The upstate New York market is traditional and relatively slow-moving when compared to major metropolitan centers, and that applies to population growth, as well. With that in mind, Curci says TOPS’s biggest challenge at the moment is maintaining a strong growth momentum even though the customer base isn’t growing as fast. “This area is not known for tremendous population growth, so any new business we have to take from somebody,” he says.
One of the ways in which TOPS is expanding despite the slow population growth is by branching out into new areas, specifically in organic and all-natural foods. Organic has been a double-digit growth category for TOPS in recent years, and the company is taking advantage of that fact by introducing a new format.

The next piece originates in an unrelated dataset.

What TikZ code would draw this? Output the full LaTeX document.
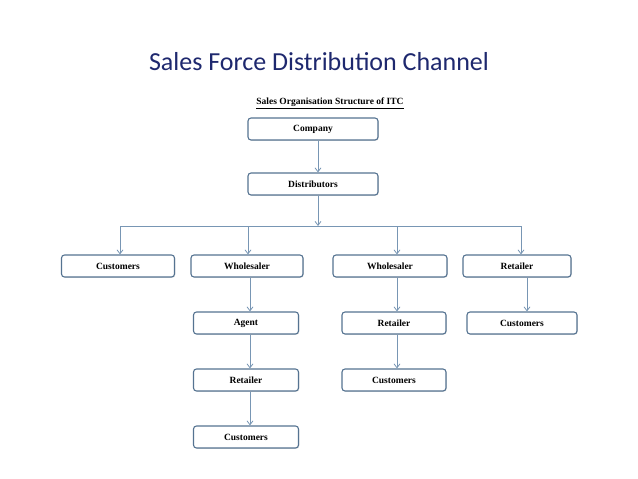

Curci says TOPS opened one natural and organic food store under the new Orchard Fresh brand recently in upstate New York. The concept, which is smaller than a typical TOPS supermarket, is intended to address the growing need of consumers for more natural alternatives to processed food.
Curci says the company has learned a lot about the market through operating the inaugural Orchard Fresh location, and TOPS looks forward to expanding the concept in the years to come. “You can’t stay the same and you have to continually change with the customer base,” he says. “We have to continue to change and do things differently to stay ahead of our very strong competition.”
Even though there hasn’t been much growth in the customer base, TOPS has been able to grow nevertheless, and Curci says that’s because the company has a true connection to its communities and the people who live there.
Being locally owned also gives the company the ability to make decisions quickly and change along with the community. “I think we see adding another four to five stores a year,” Curci says. “We’ll see that same kind of growth going out.”
As long as TOPS continues to do what it does best and stick to the principles that have served it well in the past, the company should be able to look forward to a long and prosperous future to honor its long and prosperous past. “One of the key components that makes us successful is that we understand who we are and we never try to do what others do,” Curci says. “We try to do what we do best.”